• **WORK INSTRUCTIONS**:
Leave the pictures out and quote every line from the start of the listing to the line with "width=13.5*DAY, offset=-5.75*DAY, showlegend=False))", inclusive.

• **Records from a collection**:
(begin)
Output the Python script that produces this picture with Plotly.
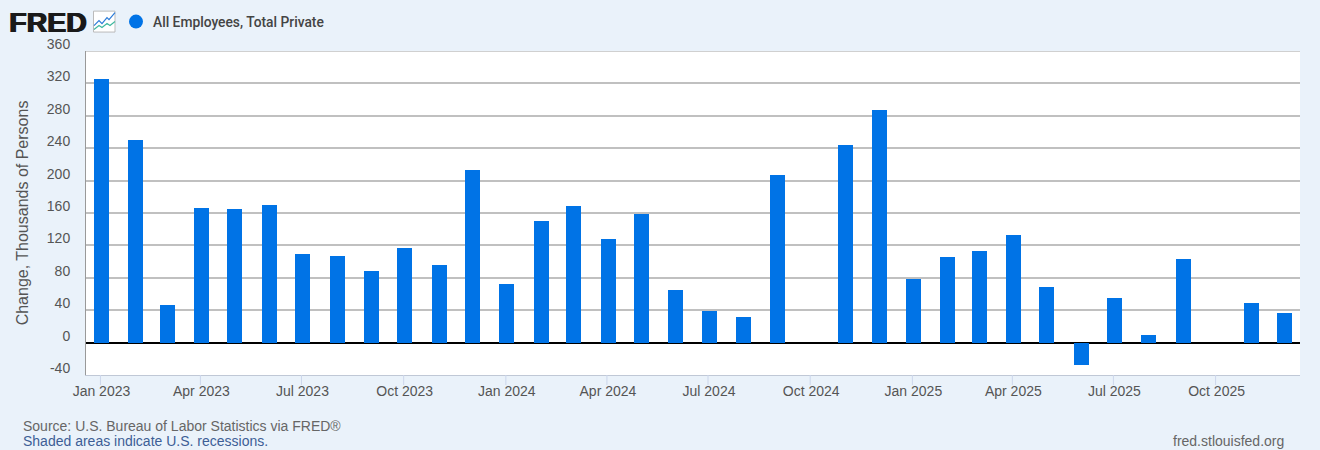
import plotly.graph_objects as go

months = ["2023-01-01","2023-02-01","2023-03-01","2023-04-01","2023-05-01","2023-06-01","2023-07-01","2023-08-01","2023-09-01","2023-10-01","2023-11-01","2023-12-01",
          "2024-01-01","2024-02-01","2024-03-01","2024-04-01","2024-05-01","2024-06-01","2024-07-01","2024-08-01","2024-09-01","2024-10-01","2024-11-01","2024-12-01",
          "2025-01-01","2025-02-01","2025-03-01","2025-04-01","2025-05-01","2025-06-01","2025-07-01","2025-08-01","2025-09-01","2025-10-01","2025-11-01","2025-12-01"]
values = [325,250,47,166,165,170,110,107,89,117,96,213,
          72,150,169,128,159,65,39,32,207,None,244,287,
          79,106,113,133,69,-28,55,10,103,None,49,37]
y_ticks = [-40,0,40,80,120,160,200,240,280,320,360]
y_labels = ["-40","0","40","80","120","160","200","240","280","320","360"]
x_ticks = months[::3]
series_name = "All Employees, Total Private"
y_title = "Change, Thousands of Persons"
x_range = ["2022-12-19","2025-12-16"]

DAY = 86400000
BG = "#EAF2FA"
BLUE = "#0073E6"
W, H = 1320, 450

fig = go.Figure(go.Bar(x=months, y=values, name=series_name, marker=dict(color=BLUE, line_width=0),
                       width=13.5*DAY, offset=-5.75*DAY, showlegend=False))

fig.update_layout(
    width=W, height=H, autosize=False,
    margin=dict(l=86, r=20, t=50.5, b=74.5, autoexpand=False),
    paper_bgcolor=BG, plot_bgcolor="white",
    font=dict(family="Liberation Sans, Arial, sans-serif", size=14, color="#555555"),
    bargap=0,
    xaxis=dict(type="date", range=x_range, tick0="2023-01-01", dtick="M3", tickformat="%b %Y",
               ticks="", ticklabelshift=1, ticklabelstandoff=3,
               showgrid=False, showline=True, linecolor="#C0C8D6", linewidth=1, zeroline=False,
               tickfont=dict(size=14, color="#555555")),
    yaxis=dict(range=[-40,360], tickmode="array", tickvals=y_ticks, ticktext=y_labels,
               showgrid=True, gridcolor="#C0C0C0", gridwidth=1.5, zeroline=True, zerolinecolor="#000000",
               zerolinewidth=2, showline=True, linecolor="#999999", linewidth=1, ticks="",
               ticklabelstandoff=12, ticklabelshift=-7,
               tickfont=dict(size=14, color="#555555"),
               title=dict(text=y_title, standoff=14, font=dict(size=16, color="#555555"))),
)

def ax_pap(xp): return (xp - 86) / (W - 86 - 20)
def ay_pap(yp): return (375.5 - yp) / (375.5 - 50.5)

def note(text, x, y, size, color, xanchor="left", family="Liberation Sans, Arial, sans-serif", weight=None, shadow=None):
    fig.add_annotation(text=text, xref="paper", yref="paper", x=ax_pap(x), y=ay_pap(y), xanchor=xanchor,
                       yanchor="middle", showarrow=False, align="left", xshift=-1,
                       font=dict(size=size, color=color, family=family, weight=weight, shadow=shadow))

note("FRED", 8, 21, 28.5, "#1A1A1A", weight=900, shadow="1px 0 0 #1A1A1A, -0.5px 0 0 #1A1A1A")
note(series_name, 152, 21, 13.8, "#444444", family="Roboto, sans-serif", weight=500)
note("Source: U.S. Bureau of Labor Statistics via FRED®", 22, 427, 14, "#666666")
note("Shaded areas indicate U.S. recessions.", 22, 442, 14, "#3D5E96")
note("fred.stlouisfed.org", 1287, 442, 14, "#666666", xanchor="right")

shapes = [
    dict(type="line", xref="paper", yref="y", x0=0, x1=1, y0=y_ticks[-1], y1=y_ticks[-1],
         line=dict(color="#C0C0C0", width=1.5)),
    dict(type="circle", xref="paper", yref="paper", x0=ax_pap(129), x1=ax_pap(143), y0=ay_pap(28), y1=ay_pap(14),
         fillcolor=BLUE, line_width=0),
    dict(type="rect", xref="paper", yref="paper", x0=ax_pap(93.5), x1=ax_pap(115), y0=ay_pap(31.5), y1=ay_pap(10.5),
         fillcolor="white", line=dict(color="#BBBBBB", width=1)),
    dict(type="path", xref="paper", yref="paper", line=dict(color="#2B7BD8", width=1.2),
         path=f"M {ax_pap(94)} {ay_pap(25)} L {ax_pap(99)} {ay_pap(20)} L {ax_pap(102)} {ay_pap(23)} L {ax_pap(107)} {ay_pap(17)} L {ax_pap(109)} {ay_pap(19)} L {ax_pap(115)} {ay_pap(12)}"),
    dict(type="path", xref="paper", yref="paper", line=dict(color="#3FB8A0", width=1.2),
         path=f"M {ax_pap(94)} {ay_pap(29)} L {ax_pap(99)} {ay_pap(25)} L {ax_pap(102)} {ay_pap(27)} L {ax_pap(107)} {ay_pap(23)} L {ax_pap(110)} {ay_pap(25)} L {ax_pap(115)} {ay_pap(21)}"),
]
for d in x_ticks:
    shapes.append(dict(type="line", xref="x", yref="paper", x0=d, x1=d, y0=0, y1=ay_pap(385.5),
                       line=dict(color="#CCD6EB", width=1), layer="above"))
fig.update_layout(shapes=shapes)

fig.write_html("out.html", config=dict(displayModeBar=False),
               post_script="document.body.style.margin='0';document.body.style.background='#EAF2FA';")
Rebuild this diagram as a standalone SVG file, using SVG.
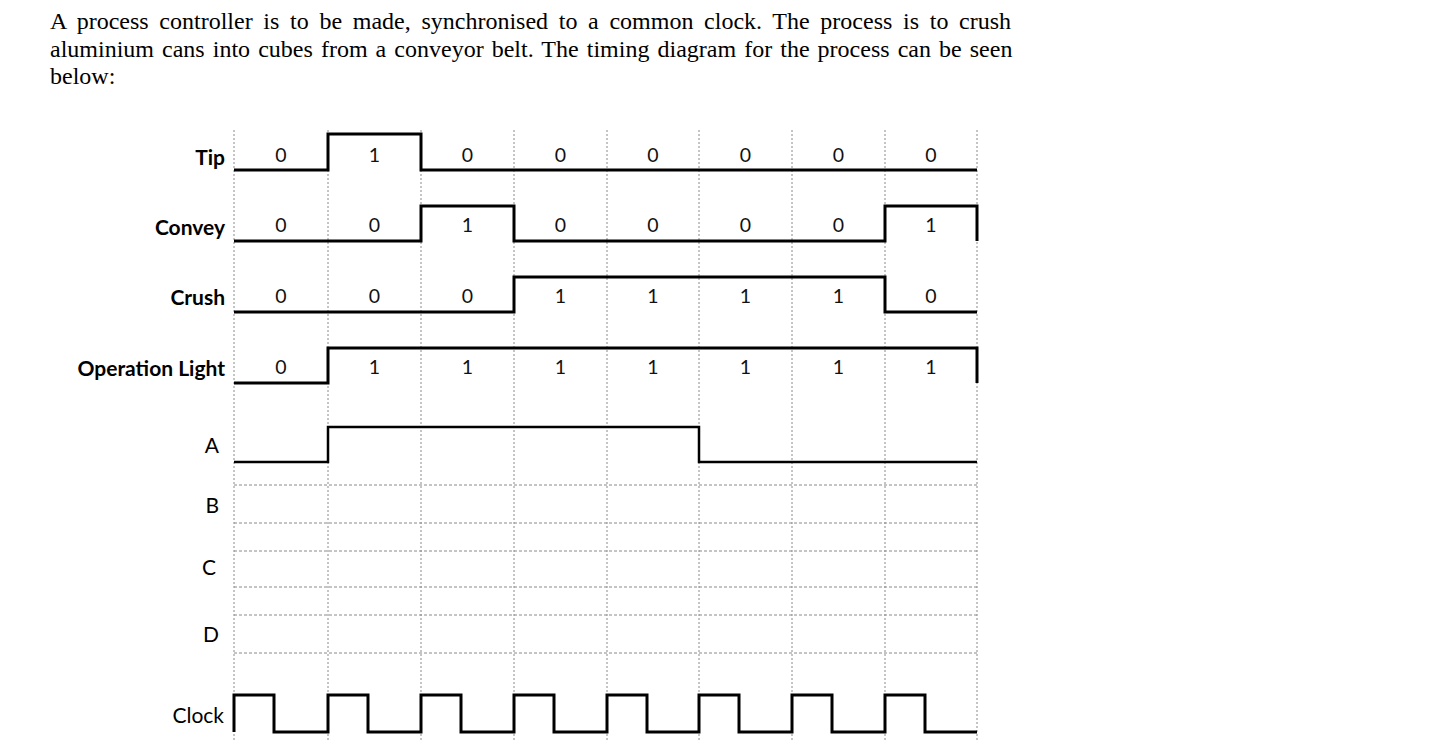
<svg xmlns="http://www.w3.org/2000/svg" width="1436" height="751" viewBox="0 0 1436 751">
<style>
.para{font-family:"Liberation Serif","Times New Roman",serif;font-size:24px;fill:#000}
.lbl{font-family:Lato,"Open Sans","Liberation Sans",sans-serif;font-weight:bold;font-size:21px;fill:#000;text-anchor:end}
.reg{font-family:Lato,"Open Sans","Liberation Sans",sans-serif;font-size:21px;fill:#000;text-anchor:end}
.val{font-family:Lato,"Open Sans","Liberation Sans",sans-serif;font-size:19.5px;fill:#111;text-anchor:middle}
.vg{stroke:#8a8a8a;stroke-width:1;stroke-dasharray:2 2;fill:none}
.hg{stroke:#8a8a8a;stroke-width:1;stroke-dasharray:3 2;fill:none}
.sig{stroke:#000;stroke-width:3;fill:none;stroke-linejoin:miter}
.sigA{stroke:#000;stroke-width:2.5;fill:none}
</style>
<rect width="1436" height="751" fill="#fff"/>
<g id="paragraph">
<text class="para" x="50" y="29" style="word-spacing:4.69px">A process controller is to be made, synchronised to a common clock. The process is to crush</text>
<text class="para" x="50" y="57" style="word-spacing:2.07px">aluminium cans into cubes from a conveyor belt. The timing diagram for the process can be seen</text>
<text class="para" x="50" y="84">below:</text>
</g>
<g id="grid">
<path class="vg" d="M234,130V740M328,130V740M421,130V740M514,130V740M607,130V740M699,130V740M792,130V740M885,130V740M977,130V740"/>
<path class="hg" d="M234,485H977M234,523H977M234,551H977M234,587H977M234,615H977M234,653H977"/>
</g>
<g id="connectors">
<path id="tip-wave" class="sig" d="M234,170H328V134H421V170H977"/>
<path id="convey-wave" class="sig" d="M234,241H421V206H514V241H885V206H977V241"/>
<path id="crush-wave" class="sig" d="M234,312H514V277H885V312H977"/>
<path id="light-wave" class="sig" d="M234,383H328V348H977V383"/>
<path id="a-wave" class="sigA" d="M234,462H328V427H699V462H977"/>
<path id="clock-wave" class="sig" d="M234,732V695H274V732H328V695H368V732H421V695H461V732H514V695H554V732H607V695H647V732H699V695H739V732H792V695H832V732H885V695H925V732H977"/>
</g>
<g id="tip">
<text class="lbl" x="225" y="165">Tip</text>
<text class="val" y="162"><tspan x="281">0</tspan><tspan x="374.5">1</tspan><tspan x="467.5">0</tspan><tspan x="560.5">0</tspan><tspan x="653">0</tspan><tspan x="745.5">0</tspan><tspan x="838.5">0</tspan><tspan x="931">0</tspan></text>
</g>
<g id="convey">
<text class="lbl" x="225" y="235">Convey</text>
<text class="val" y="232"><tspan x="281">0</tspan><tspan x="374.5">0</tspan><tspan x="467.5">1</tspan><tspan x="560.5">0</tspan><tspan x="653">0</tspan><tspan x="745.5">0</tspan><tspan x="838.5">0</tspan><tspan x="931">1</tspan></text>
</g>
<g id="crush">
<text class="lbl" x="225" y="305">Crush</text>
<text class="val" y="303"><tspan x="281">0</tspan><tspan x="374.5">0</tspan><tspan x="467.5">0</tspan><tspan x="560.5">1</tspan><tspan x="653">1</tspan><tspan x="745.5">1</tspan><tspan x="838.5">1</tspan><tspan x="931">0</tspan></text>
</g>
<g id="operation-light">
<text class="lbl" x="225" y="376">Operation Light</text>
<text class="val" y="374"><tspan x="281">0</tspan><tspan x="374.5">1</tspan><tspan x="467.5">1</tspan><tspan x="560.5">1</tspan><tspan x="653">1</tspan><tspan x="745.5">1</tspan><tspan x="838.5">1</tspan><tspan x="931">1</tspan></text>
</g>
<g id="a"><text class="reg" x="219" y="453">A</text></g>
<g id="b"><text class="reg" x="219" y="513">B</text></g>
<g id="c"><text class="reg" x="216" y="575">C</text></g>
<g id="d"><text class="reg" x="219" y="642">D</text></g>
<g id="clock"><text class="reg" x="224" y="723">Clock</text></g>
</svg>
(end)
• **CORRECT OUTPUT**:
Output the Python script that produces this picture with Plotly.
import plotly.graph_objects as go

months = ["2023-01-01","2023-02-01","2023-03-01","2023-04-01","2023-05-01","2023-06-01","2023-07-01","2023-08-01","2023-09-01","2023-10-01","2023-11-01","2023-12-01",
          "2024-01-01","2024-02-01","2024-03-01","2024-04-01","2024-05-01","2024-06-01","2024-07-01","2024-08-01","2024-09-01","2024-10-01","2024-11-01","2024-12-01",
          "2025-01-01","2025-02-01","2025-03-01","2025-04-01","2025-05-01","2025-06-01","2025-07-01","2025-08-01","2025-09-01","2025-10-01","2025-11-01","2025-12-01"]
values = [325,250,47,166,165,170,110,107,89,117,96,213,
          72,150,169,128,159,65,39,32,207,None,244,287,
          79,106,113,133,69,-28,55,10,103,None,49,37]
y_ticks = [-40,0,40,80,120,160,200,240,280,320,360]
y_labels = ["-40","0","40","80","120","160","200","240","280","320","360"]
x_ticks = months[::3]
series_name = "All Employees, Total Private"
y_title = "Change, Thousands of Persons"
x_range = ["2022-12-19","2025-12-16"]

DAY = 86400000
BG = "#EAF2FA"
BLUE = "#0073E6"
W, H = 1320, 450

fig = go.Figure(go.Bar(x=months, y=values, name=series_name, marker=dict(color=BLUE, line_width=0),
                       width=13.5*DAY, offset=-5.75*DAY, showlegend=False))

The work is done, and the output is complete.